Last evening I checked the pickup’s gas tank. It was full. This morning I took off for one of my favorites, the colonial mining town of Mineral de Pozos about an 45 minutes to the northwest. Mineral de Pozos was founded in 1576 and sits at 7,200 feet. When it was booming, the population reached 70,000. Fifteen years ago it was down to 4,000. It is making a comeback. I will show you the town itself sometime.

 

 

But when I need to get my head back where it belongs, I love to hike up higher into the mountains in that vicinity and explore the abandoned mining complexes.

 

 

This photo was taken in the hub of those complexes.

 

 

When I use the word “complex,” I am referring to little groups of buildings that are situated here and there on the mountain sides and in the valleys. One can only speculate on the uses of these buildings of various sizes and shapes in the mining operation. Sabotaging mining operations was one of the strategies used during the Revolution of 1910-1920. These mines have been shut down for 100 years now.

 

 

I invited La Mexicana along. To tell you the truth, I would prefer to do this alone. Not that she is not great company. She is, and she is a strong hiker. The real problem is that this is not suitable country for hiking alone. In Mexico you are on your own as far as safety is concerned everywhere. There are no barriers. No caution signs. Nobody hovering over you to warn you against your own stupidity.
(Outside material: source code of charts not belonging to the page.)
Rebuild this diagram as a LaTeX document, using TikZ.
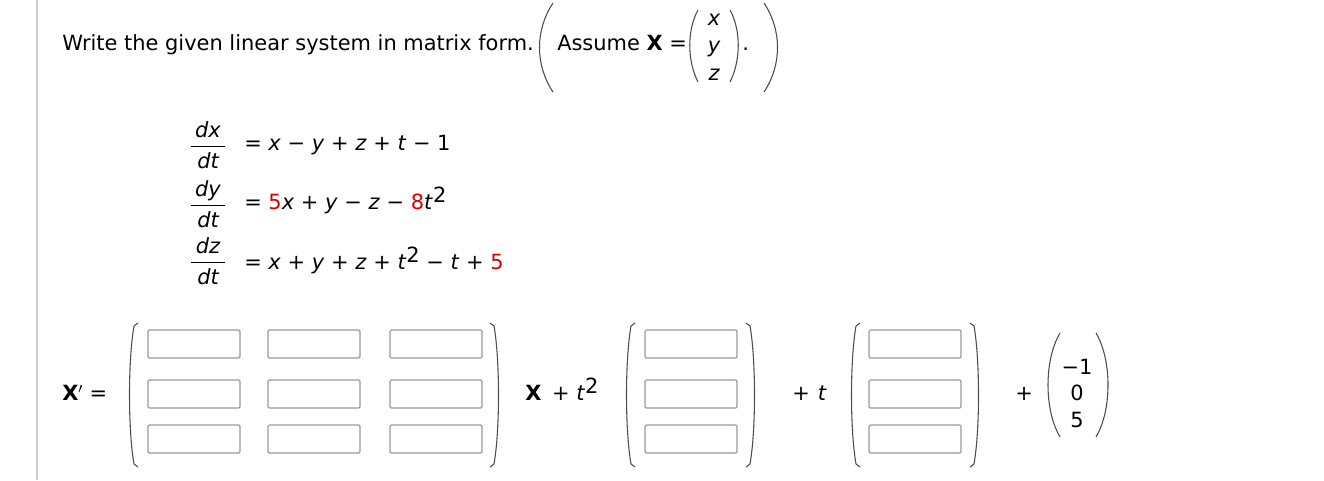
\documentclass[tikz,border=0pt]{standalone}
\usepackage{fontspec}
\setmainfont{DejaVu Sans}
\begin{document}
\begin{tikzpicture}[x=0.75pt,y=-0.75pt,
  txt/.style={inner sep=0pt,anchor=base west,font=\fontsize{15.7}{18}\selectfont},
  it/.style={txt,font=\fontsize{15.7}{18}\selectfont\itshape},
  box/.style={draw=gray!80,line width=0.9pt,rounded corners=1pt,minimum width=69pt,minimum height=21pt,inner sep=0pt},
  brk/.style={draw=black!70,line width=0.8pt}]
\useasboundingbox (0,0) rectangle (1324,480);
\draw[gray!40,line width=1.2pt] (37,0) -- (37,480);
\node[txt] (title) at (62,50) {Write the given linear system in matrix form.};
\draw[brk] (553,3) .. controls (535,30) and (535,65) .. (553,92);
\draw[brk] (764,3) .. controls (782,30) and (782,65) .. (764,92);
\node[txt] (assume) at (557,50) {Assume \textbf{X} =};
\draw[brk] (698,10) .. controls (687,30) and (687,60) .. (698,82);
\draw[brk] (730,10) .. controls (741,30) and (741,60) .. (730,82);
\node[it,anchor=base] (vx) at (714,25) {x};
\node[it,anchor=base] (vy) at (714,52) {y};
\node[it,anchor=base] (vz) at (714,80) {z};
\node[txt] (dot) at (742,50) {.};
\foreach \n/\y/\v in {1/146/x,2/205/y,3/262/z}{
  \node[it,anchor=base] (num\n) at (208,\y-9) {d\v};
  \node[it,anchor=base] (den\n) at (208,\y+22) {dt};
  \draw (191,\y) -- (225,\y);
}
\node[txt] (e1) at (244,150) {= \textit{x} − \textit{y} + \textit{z} + \textit{t} − 1};
\node[txt] (e2) at (244,209) {= \textcolor{red!85!black}{5}\textit{x} + \textit{y} − \textit{z} − \textcolor{red!85!black}{8}\textit{t}\raisebox{0.6ex}{2}};
\node[txt] (e3) at (244,269) {= \textit{x} + \textit{y} + \textit{z} + \textit{t}\raisebox{0.6ex}{2} − \textit{t} + \textcolor{red!85!black}{5}};
\node[txt] (xp) at (62,400) {\textbf{X}$'$ =};
\draw[brk] (138,323) -- (134,326) .. controls (128,360) and (128,430) .. (134,464) -- (138,467);
\draw[brk] (490,323) -- (494,326) .. controls (500,360) and (500,430) .. (494,464) -- (490,467);
\foreach \r/\yy in {1/344,2/394,3/439}{
  \foreach \c/\xx in {1/194,2/314,3/436}{
    \node[box] (a\r\c) at (\xx,\yy) {};
  }
  \node[box] (b\r) at (691,\yy) {};
  \node[box] (c\r) at (915,\yy) {};
}
\node[txt] (X2) at (525,400) {\textbf{X}\hspace{8pt}+\hspace{5pt}\textit{t}\raisebox{0.6ex}{2}};
\draw[brk] (635,323) -- (631,326) .. controls (625,360) and (625,430) .. (631,464) -- (635,467);
\draw[brk] (746,323) -- (750,326) .. controls (756,360) and (756,430) .. (750,464) -- (746,467);
\node[txt] (pt) at (792,400) {+\hspace{6pt}\textit{t}};
\draw[brk] (860,323) -- (856,326) .. controls (850,360) and (850,430) .. (856,464) -- (860,467);
\draw[brk] (970,323) -- (974,326) .. controls (980,360) and (980,430) .. (974,464) -- (970,467);
\node[txt] (pl) at (1015,400) {+};
\draw[brk] (1060,333) .. controls (1044,360) and (1044,410) .. (1060,437);
\draw[brk] (1096,333) .. controls (1112,360) and (1112,410) .. (1096,437);
\node[txt,anchor=base] (k1) at (1077,374) {−1};
\node[txt,anchor=base] (k2) at (1077,400) {0};
\node[txt,anchor=base] (k3) at (1077,427) {5};
\end{tikzpicture}
\end{document}
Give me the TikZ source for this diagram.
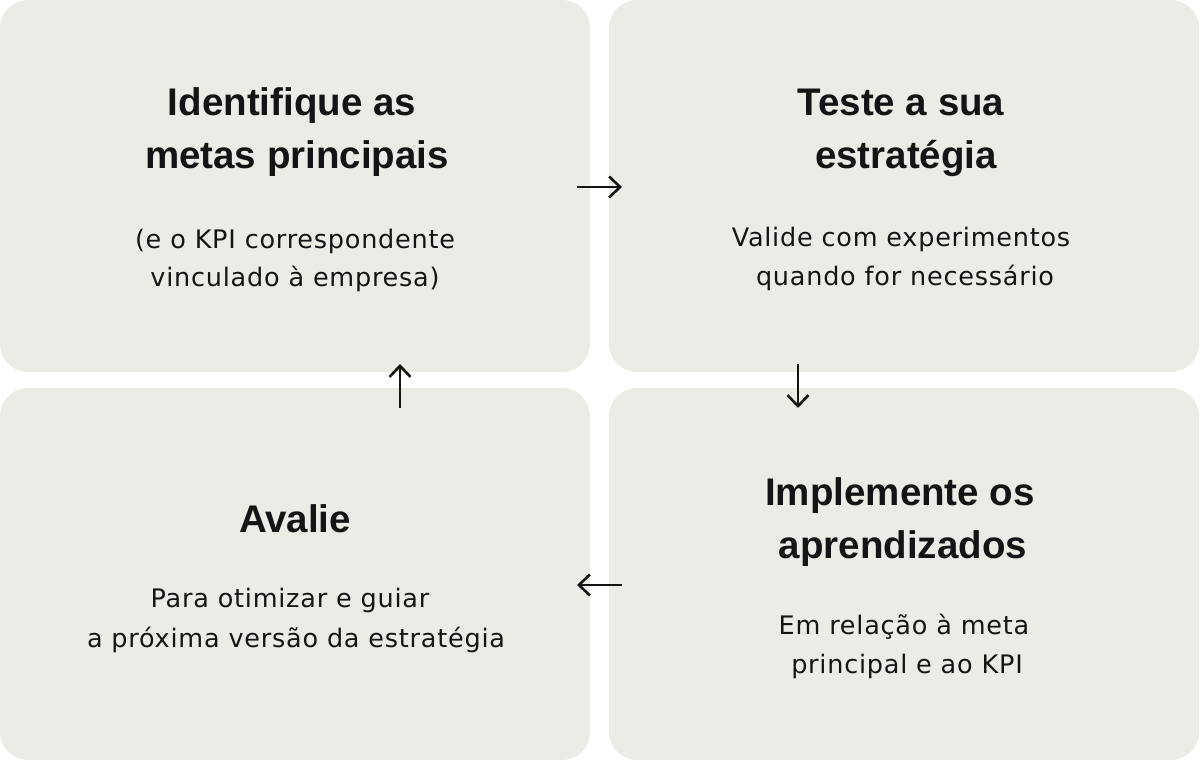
\documentclass[tikz,border=0pt]{standalone}
\usepackage{fontspec}
\setmainfont{Liberation Sans}
\newfontfamily\bodyfont[LetterSpace=3]{DejaVu Sans}
\usetikzlibrary{arrows.meta}
\definecolor{boxfill}{HTML}{ECECE7}
\definecolor{ink}{HTML}{141414}
\tikzset{
  panel/.style={fill=boxfill, draw=none, rounded corners=28pt, minimum width=590pt, minimum height=372pt, inner sep=0pt},
  headline/.style={anchor=base, text=ink, inner sep=0pt, font=\fontsize{38.5}{46}\selectfont\bfseries},
  bodyline/.style={anchor=base, text=ink, inner sep=0pt, font=\bodyfont\fontsize{25.5}{30}\selectfont},
  flow/.style={draw=ink, line width=2.6pt, -{Straight Barb[length=11pt,width=21pt,line width=2.6pt]}}
}
\begin{document}
\begin{tikzpicture}[x=1pt,y=-1pt]
\useasboundingbox (0,0) rectangle (1200,760);
% panels
\node[panel] (tl) at (295,186) {};
\node[panel] (tr) at (904,186) {};
\node[panel] (bl) at (295,574) {};
\node[panel] (br) at (904,574) {};
% top-left texts
\node[headline] (tlh1) at (292,115) {Identifique as};
\node[headline] (tlh2) at (297,168) {metas principais};
\node[bodyline] (tlb1) at (295,248) {(e o KPI correspondente};
\node[bodyline] (tlb2) at (295,286) {vinculado à empresa)};
% top-right texts
\node[headline] (trh1) at (901,115) {Teste a sua};
\node[headline] (trh2) at (906,168) {estratégia};
\node[bodyline] (trb1) at (901,246) {Valide com experimentos};
\node[bodyline] (trb2) at (905,285) {quando for necessário};
% bottom-right texts
\node[headline] (brh1) at (900,505) {Implemente os};
\node[headline] (brh2) at (903,558) {aprendizados};
\node[bodyline] (brb1) at (904,634) {Em relação à meta};
\node[bodyline] (brb2) at (907,673) {principal e ao KPI};
% bottom-left texts
\node[headline] (blh1) at (295,532) {Avalie};
\node[bodyline] (blb1) at (290,607) {Para otimizar e guiar};
\node[bodyline] (blb2) at (296,647) {a próxima versão da estratégia};
% arrows
\coordinate (r1) at (577,187); \coordinate (r2) at (622,187);
\coordinate (d1) at (798,364); \coordinate (d2) at (798,408);
\coordinate (l1) at (622,585); \coordinate (l2) at (577,585);
\coordinate (u1) at (400,408); \coordinate (u2) at (400,364);
\draw[flow] (r1) -- (r2);
\draw[flow] (d1) -- (d2);
\draw[flow] (l1) -- (l2);
\draw[flow] (u1) -- (u2);
\end{tikzpicture}
\end{document}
Scattered through this country are abandoned mine shafts that go straight down into the ground. Toss a pebble in one and listen. You get a clammy feeling.

 

 

There is a mine shaft in the middle of these four small edifices. This particular one has some barbed wire around it.

 

 

Then you will encounter an unprotected one like this.

 

 

Or even worse, one like this in the lower right foreground. Very difficult to see unless you are paying attention. I am not trying to be dramatic about this. I am simply telling you that it is a problem.

 

 

This is one of my favorite little groups of buildings. I visit this one up on the side of the mountain every time. I will show it to you tomorrow.